Du côté du Crédit Mutuel Alliance Fédérale, ce "dividende sociétal" sera divisé en trois grands ensembles. La moitié ira à un fonds à impact, sans objectif de rentabilité financière, pour soutenir des entrepreneurs environnementaux et sociaux. Le groupe va également multiplier par dix ses actions de mécénat qui seront portées à 60 millions d’euros par an. Enfin, l’établissement va allouer un tiers de la somme à des actions "de transformation des pratiques de la banque et de l’assurance", comme un prêt éco-rénovation à 0% à destination de leurs clients et sociétaires.


Le début d’un mouvement ?


Pour Nicolas Théry, il suffirait que quelque 200 autres grandes entreprises mettent en œuvre des mesures similaires pour couvrir les besoins d’investissement de la France dans la transition écologique et énergétique, estimés à environ 100 milliards d’euros par an. Cela est-il pour autant réalisable ? Si le Crédit Mutuel et la Maif "ont une capacité d’entraînement, ça peut réorienter une partie non négligeable des flux", a estimé auprès de l’AFP l’économiste Raphaël Trotignon, responsable du pôle énergie-climat de l’institut Rexecode.

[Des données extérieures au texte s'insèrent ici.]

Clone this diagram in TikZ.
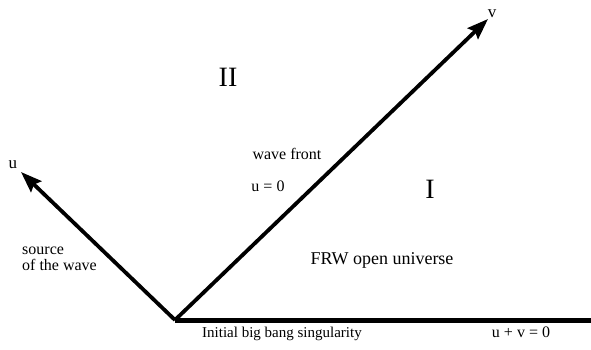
\documentclass[tikz,border=0pt]{standalone}
\usepackage{fontspec}
\setmainfont{Liberation Serif}
\usetikzlibrary{arrows.meta}
\begin{document}
\begin{tikzpicture}[x=1pt,y=-1pt,
  axis/.style={line width=3.8pt,-{Stealth[length=21pt,width=15pt,inset=3pt]}},
  lbl/.style={inner sep=0pt,font=\fontsize{15}{17}\selectfont},
  big/.style={inner sep=0pt,font=\fontsize{28}{30}\selectfont}]
\useasboundingbox (0,0) rectangle (591,349);
\coordinate (O) at (175,320);
\coordinate (U) at (21,172);
\coordinate (V) at (488,19);
\coordinate (E) at (591,320);
\draw[line width=5pt] (O) -- (E);
\draw[axis] (O) -- (U);
\draw[axis] (O) -- (V);
\node[lbl,font=\fontsize{17}{19}\selectfont] (ul) at (13,165) {u};
\node[lbl,font=\fontsize{17}{19}\selectfont] (vl) at (492,14) {v};
\node[big] (II) at (228,77) {II};
\node[big] (I) at (430,189) {I};
\node[lbl,font=\fontsize{16}{18}\selectfont] (wf) at (287,154) {wave front};
\node[lbl,font=\fontsize{16}{18}\selectfont] (u0) at (268,186) {u = 0};
\node[lbl,font=\fontsize{16}{16}\selectfont,align=left,anchor=north west] (src) at (22,247) {source\\of the wave};
\node[lbl,font=\fontsize{18}{20}\selectfont] (frw) at (382,260) {FRW open universe};
\node[lbl,anchor=base] (ibb) at (282,337) {Initial big bang singularity};
\node[lbl,font=\fontsize{16}{18}\selectfont,anchor=base] (uv) at (521,337) {u + v = 0};
\end{tikzpicture}
\end{document}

En prenant les entreprises du CAC 40, un dividende de 15% représenterait ainsi près de 25 milliards d’euros mobilisés par an, en reprenant les bénéfices réalisés en 2021.

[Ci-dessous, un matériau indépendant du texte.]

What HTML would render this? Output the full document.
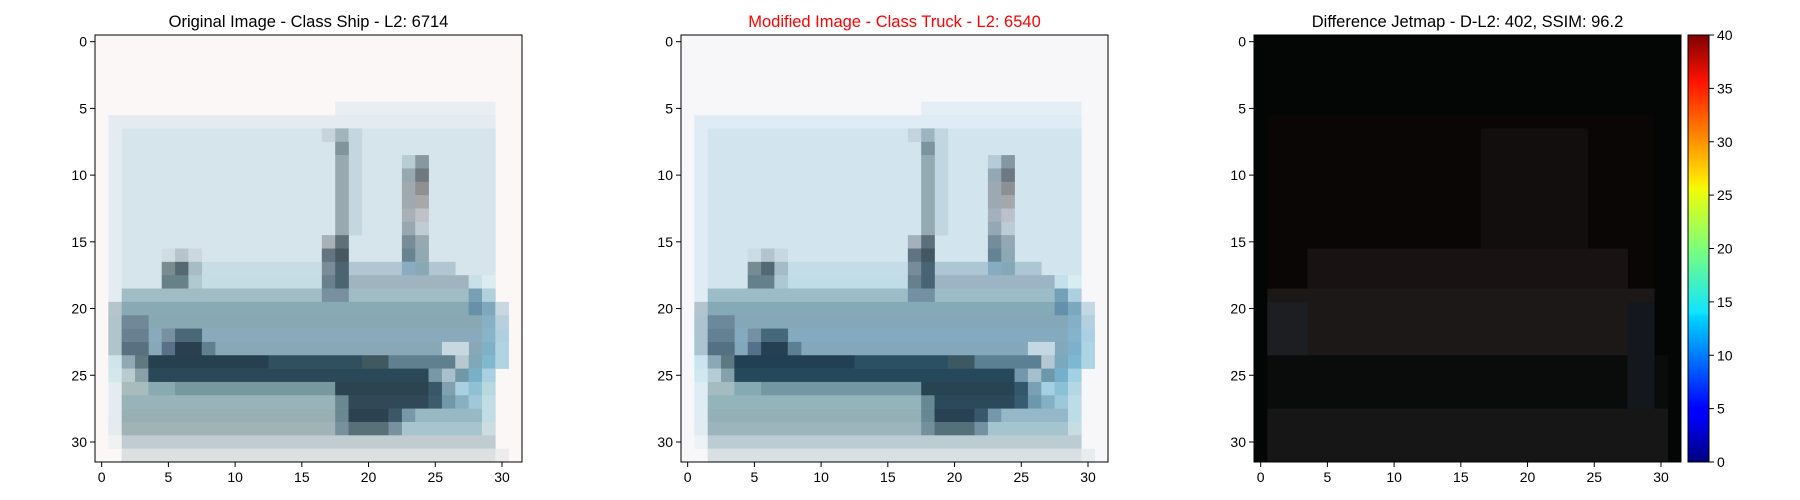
<!DOCTYPE html>
<html><head><meta charset="utf-8"><style>
html,body{margin:0;padding:0;background:#fff;}
svg{display:block;font-family:"Liberation Sans","DejaVu Sans",sans-serif;}
</style></head><body>
<svg id="fig" width="1800" height="500" viewBox="0 0 1800 500"></svg>
<script>
// Pixel region data for the 32x32 ship image: [row0,row1,col0,col1,color]
const shipRegions = [
[0,31,0,31,'#fbf7f6'],
[5,5,18,29,'#e8eef2'],
[6,29,1,29,'#e4ecf2'],
[7,18,2,29,'#d6e5eb'],
[7,7,17,17,'#c8d4dc'],[7,7,18,18,'#a0b4bc'],[7,14,19,19,'#c4d6de'],
[8,8,18,18,'#80949c'],[9,14,18,18,'#98aab0'],
[9,9,23,23,'#b8ccd4'],[9,9,24,24,'#8898a0'],
[10,10,23,23,'#98a8b0'],[10,10,24,24,'#707880'],
[11,11,23,23,'#a0a8b0'],[11,11,24,24,'#909090'],
[12,12,23,23,'#a0a8b0'],[12,12,24,24,'#a8a8a8'],
[13,13,23,23,'#a8b0b8'],[13,13,24,24,'#c0c0c8'],
[14,14,23,23,'#98a8b0'],[14,14,24,24,'#c0ccd4'],
[15,15,17,17,'#a8b0b8'],[15,15,18,18,'#607078'],[15,15,23,23,'#788c98'],[15,15,24,24,'#98a8b0'],
[16,16,5,5,'#d0dce4'],[16,16,6,6,'#b8c4cc'],[16,16,7,7,'#ccd8e0'],
[16,16,17,17,'#647480'],[16,16,18,18,'#485860'],[16,16,23,23,'#688490'],[16,16,24,24,'#90a8b0'],
[17,17,8,16,'#c8dce4'],[17,17,19,26,'#b0c6d0'],
[17,17,5,5,'#7a8c90'],[17,17,6,6,'#566870'],[17,17,7,7,'#a8bcc4'],
[17,17,17,17,'#7a8c98'],[17,17,18,18,'#4c6470'],[17,17,23,23,'#8aacc0'],[17,17,24,24,'#88a8b4'],
[18,18,8,16,'#c4dce4'],[18,18,19,27,'#a0b4c0'],[18,18,28,28,'#c8e0e8'],[18,18,29,29,'#dcecf0'],
[18,18,5,6,'#688088'],[18,18,7,7,'#b0c8d0'],[18,18,17,17,'#6a808c'],[18,18,18,18,'#4a6470'],
[19,19,2,28,'#a0bcc4'],[19,19,17,18,'#7890a0'],[19,19,28,28,'#78a0b4'],[19,19,29,29,'#b0d0dc'],
[20,20,1,1,'#b8c4cc'],[20,20,2,28,'#88aab4'],[20,20,28,28,'#6890a8'],[20,20,29,29,'#80a8bc'],[20,20,30,30,'#c8d8e0'],
[21,21,1,1,'#b0c4cc'],[21,21,2,28,'#88a8b4'],[21,21,2,3,'#708898'],[21,21,29,29,'#88b0c4'],[21,21,30,30,'#b8d0dc'],
[22,22,1,1,'#b0c4cc'],[22,22,2,28,'#88aabc'],[22,22,2,3,'#688090'],[22,22,5,5,'#7890a0'],[22,22,6,7,'#4a6878'],[22,22,29,29,'#88b4c8'],[22,22,30,30,'#b0d0e0'],
[23,23,1,1,'#b0c4cc'],[23,23,2,28,'#88a8b8'],[23,23,2,3,'#587080'],[23,23,5,5,'#587088'],[23,23,6,7,'#2a4050'],[23,23,8,8,'#608090'],[23,23,26,27,'#c8d8e0'],[23,23,29,29,'#80b0c8'],[23,23,30,30,'#b0d4e0'],
[24,24,1,1,'#d0e4ec'],[24,24,2,2,'#90a8b4'],[24,24,3,3,'#607880'],[24,24,4,12,'#264050'],[24,24,13,19,'#305060'],[24,24,20,21,'#405860'],[24,24,22,26,'#608090'],[24,24,27,27,'#b8c8d0'],[24,24,28,28,'#80a8b8'],[24,24,29,29,'#80b8d0'],[24,24,30,30,'#b0d4e0'],
[25,25,1,1,'#d4e8ec'],[25,25,2,2,'#b8ccd0'],[25,25,3,3,'#88a0a8'],[25,25,4,24,'#2a4858'],[25,25,25,25,'#7898a8'],[25,25,26,26,'#a8c0cc'],[25,25,27,27,'#7098a8'],[25,25,28,28,'#78b0c8'],[25,25,29,29,'#a8d0e0'],
[26,26,2,3,'#a8bcbc'],[26,26,4,5,'#88aab0'],[26,26,6,17,'#7898a0'],[26,26,18,24,'#2c4450'],[26,26,25,25,'#385868'],[26,26,26,26,'#80a0b0'],[26,26,27,27,'#a8d0e0'],[26,26,28,28,'#90c0d4'],[26,26,29,29,'#b8d8e0'],
[27,27,2,17,'#98b4b8'],[27,27,18,18,'#6a8890'],[27,27,19,24,'#304858'],[27,27,25,25,'#3c5c6c'],[27,27,26,26,'#7098a8'],[27,27,27,27,'#88b0c0'],[27,27,28,28,'#a0c8d8'],[27,27,29,29,'#c0dce4'],
[28,28,2,17,'#98b0b4'],[28,28,18,18,'#6a8890'],[28,28,19,21,'#2c4250'],[28,28,22,22,'#3c5868'],[28,28,23,23,'#7898a8'],[28,28,24,28,'#98b8c4'],[28,28,29,29,'#c0dce4'],
[29,29,1,1,'#e4ecee'],[29,29,2,17,'#a0b4b8'],[29,29,18,18,'#78909c'],[29,29,19,21,'#587078'],[29,29,22,22,'#7890a0'],[29,29,23,28,'#a8c4cc'],[29,29,29,29,'#ccdce0'],
[30,30,1,1,'#f0f2f2'],[30,30,2,29,'#c0ccd0'],
[31,31,2,29,'#dce0e0'],[31,31,30,30,'#ececec']
];
// Difference heatmap regions
const diffRegions = [
[0,31,0,31,'#040505'],
[6,18,1,29,'#0a0606'],
[7,16,17,24,'#120e0e'],
[16,18,4,27,'#181212'],
[19,23,1,29,'#1c1818'],
[20,23,1,3,'#1c1e22'],
[24,27,1,30,'#0a0c0c'],
[28,31,1,30,'#161616'],
[20,27,28,29,'#14181c']
];
const xTicks = [0,5,10,15,20,25,30];
const yTicks = [0,5,10,15,20,25,30];
const cbTicks = [0,5,10,15,20,25,30,35,40];
const cbMax = 40;
const titles = ['Original Image - Class Ship - L2: 6714','Modified Image - Class Truck - L2: 6540','Difference Jetmap - D-L2: 402, SSIM: 96.2'];

const NS='http://www.w3.org/2000/svg';
const svg=document.getElementById('fig');
function mk(t,a,p){const e=document.createElementNS(NS,t);for(const k in a)e.setAttribute(k,a[k]);(p||svg).appendChild(e);return e;}
const axTop=35, size=427, N=32, cell=size/N;
const lefts=[95,681,1254];
function tint(hex){
  let r=parseInt(hex.substr(1,2),16),g=parseInt(hex.substr(3,2),16),b=parseInt(hex.substr(5,2),16);
  r=Math.max(0,r-4);b=Math.min(255,b+3);
  return 'rgb('+r+','+g+','+b+')';
}
function panel(i,regions,colorFn,titleColor){
  const L=lefts[i];
  const g=mk('g',{});
  
  
  regions.forEach(rg=>{
    const r=mk('rect',{x:L+rg[2]*cell,y:axTop+rg[0]*cell,width:(rg[3]-rg[2]+1)*cell+0.3,height:(rg[1]-rg[0]+1)*cell+0.3,fill:colorFn(rg[4])},g);
    
    
  });
  const fr=mk('rect',{x:L,y:axTop,width:size,height:size,fill:'none',stroke:'#000','stroke-width':1},g);
  
  
  xTicks.forEach(v=>{
    const x=L+(v+0.5)*cell;
    mk('line',{x1:x,x2:x,y1:axTop+size,y2:axTop+size+5,stroke:'#000'},g);
    const t=mk('text',{x:x,y:axTop+size+20,'text-anchor':'middle','font-size':14,fill:'#000'},g);
    t.textContent=v;
    
    
  });
  yTicks.forEach(v=>{
    const y=axTop+(v+0.5)*cell;
    mk('line',{x1:L-5,x2:L,y1:y,y2:y,stroke:'#000'},g);
    const t=mk('text',{x:L-8,y:y+5,'text-anchor':'end','font-size':14,fill:'#000'},g);
    t.textContent=v;
    
    
  });
  const tt=mk('text',{x:L+size/2,y:27,'text-anchor':'middle','font-size':16.5,fill:titleColor},g);
  tt.textContent=titles[i];
  
  
}
panel(0,shipRegions,c=>c,'#000');
panel(1,shipRegions,tint,'#ff0000');
panel(2,diffRegions,c=>c,'#000');

const defs=mk('defs',{});
const lg=mk('linearGradient',{id:'jet',x1:0,y1:1,x2:0,y2:0},defs);
[['0','#00007f'],['0.11','#0000ff'],['0.125','#0000ff'],['0.34','#00d4ff'],['0.35','#0fe4ff'],['0.5','#7cff79'],['0.64','#f1fc06'],['0.66','#ffe600'],['0.89','#ff1300'],['1','#7f0000']].forEach(s=>mk('stop',{offset:s[0],'stop-color':s[1]},lg));
const cbx=1688,cbw=21;
const cb=mk('rect',{x:cbx,y:axTop,width:cbw,height:size,fill:'url(#jet)',stroke:'#000','stroke-width':1});


cbTicks.forEach(v=>{
  const y=axTop+size-v/cbMax*size;
  mk('line',{x1:cbx+cbw,x2:cbx+cbw+5,y1:y,y2:y,stroke:'#000'});
  const t=mk('text',{x:cbx+cbw+8,y:y+5,'font-size':14,fill:'#000'});
  t.textContent=v;
  
  
});
</script>
</body></html>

Mais alors que le Crédit Mutuel et la Maif ont la particularité d’être des entreprises mutualistes, c’est-à-dire sans actionnaires, la tentation peut alors être forte d’affirmer que cette initiative est difficilement reproductible pour les autres entreprises. Un argument balayé par le président du Crédit Mutuel, selon qui ce n’est pas une question de statut. Il rappelle que le dividende sociétal a été approuvé à l’unanimité par le parlement mutualiste, composé à 75% de représentants des sociétaires et à 25% de représentants de salariés. 

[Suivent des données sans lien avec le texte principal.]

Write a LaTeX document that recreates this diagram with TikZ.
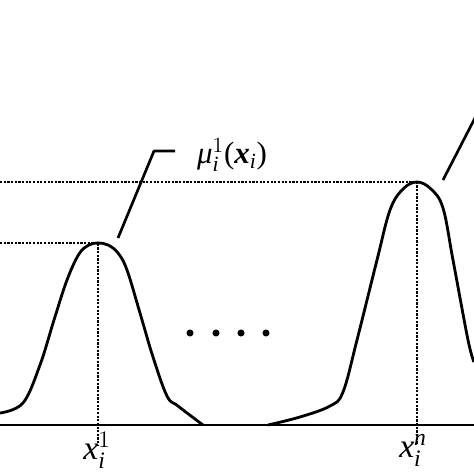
\RequirePackage{fix-cm}
\documentclass[tikz,border=0pt]{standalone}
\usepackage{amsmath,amssymb}
\usepackage{fontspec}
\setmainfont{Liberation Serif}
\usetikzlibrary{positioning,calc}

\begin{document}
\begin{tikzpicture}[x=0.025cm,y=-0.025cm,
    curve/.style={line width=2pt,line join=round},
    guide/.style={densely dotted,line width=1.6pt},
    lead/.style={line width=1.9pt},
    dot/.style={circle,fill=black,inner sep=0pt,minimum size=5pt},
    every node/.style={font=\fontsize{22}{26}\selectfont}]
  \useasboundingbox (0,0) rectangle (474,474);
  \coordinate (O) at (0,425);
  \coordinate (E) at (474,425);
  \coordinate (P1) at (98,243);
  \coordinate (Pn) at (417,182);
  \coordinate (A1) at (0,243);
  \coordinate (An) at (0,182);
  \coordinate (B1) at (98,445);
  \coordinate (Bn) at (417,445);
  % axis
  \draw[curve] (O) -- (E);
  % membership functions
  \draw[curve] plot[smooth,tension=0.6] coordinates {(0,413) (23,403) (40,365)
    (54,320) (67,280) (79,254) (89,245) (98,243) (108,245) (118,253)
    (127,270) (140,313) (153,357) (167,396) (178,406) (203,425)};
  \draw[curve] plot[smooth,tension=0.6] coordinates {(268,425) (300,417)
    (330,406) (343,392) (357,340) (377,260) (390,210) (403,189) (417,182)
    (431,189) (443,208) (453,260) (468,340) (474,362)};
  % guides
  \draw[guide] (A1) -- (P1) -- (B1);
  \draw[guide] (An) -- (Pn) -- (Bn);
  % dots
  \foreach \x in {190,216,241,266}
    \node[dot] (d\x) at (\x,333) {};
  % labels
  \node (L1) at (232,155)
    {$\textit{μ}_{\textit{i}}^{1}\text{(}\textbf{\textit{x}}_{\textit{i}}\text{)}$};
  \coordinate (M1) at (118,238);
  \coordinate (K1) at (154,151);
  \coordinate (H1) at (175,151);
  \draw[lead,line join=round] (M1) -- (K1) -- (H1);
  \coordinate (Mn) at (443,180);
  \coordinate (Kn) at (476,116);
  \draw[lead] (Mn) -- (Kn);
  \node[font=\fontsize{24}{28}\selectfont] (X1) at (97,450)
    {$\textit{x}_{\textit{i}}^{1}$};
  \node[font=\fontsize{24}{28}\selectfont] (Xn) at (413,450)
    {$\textit{x}_{\textit{i}}^{\textit{n}}$};
\end{tikzpicture}
\end{document}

Pour Cécile Duflot, directrice générale d’Oxfam France, soit le modèle actionnarial est un frein, et dans ce cas il faut le changer, soit c’est une fausse excuse et les entreprises doivent alors bouger. Le Medef, par la voix de Dominique Carlac’h, vice-présidente et porte-parole, s’est en tout cas opposé à tout caractère contraignant, préférant laisser aux entreprises la liberté de leur engagement en faveur du climat. "Il existe déjà des dispositifs dans lesquels les entreprises peuvent investir massivement", a-t-elle également rappelé, à l’instar du mécénat, des fondations ou encore des fonds à impact. Il reste que pour Cécile Duflot la contrainte est souvent nécessaire pour que les entreprises passent plus massivement à l’acte.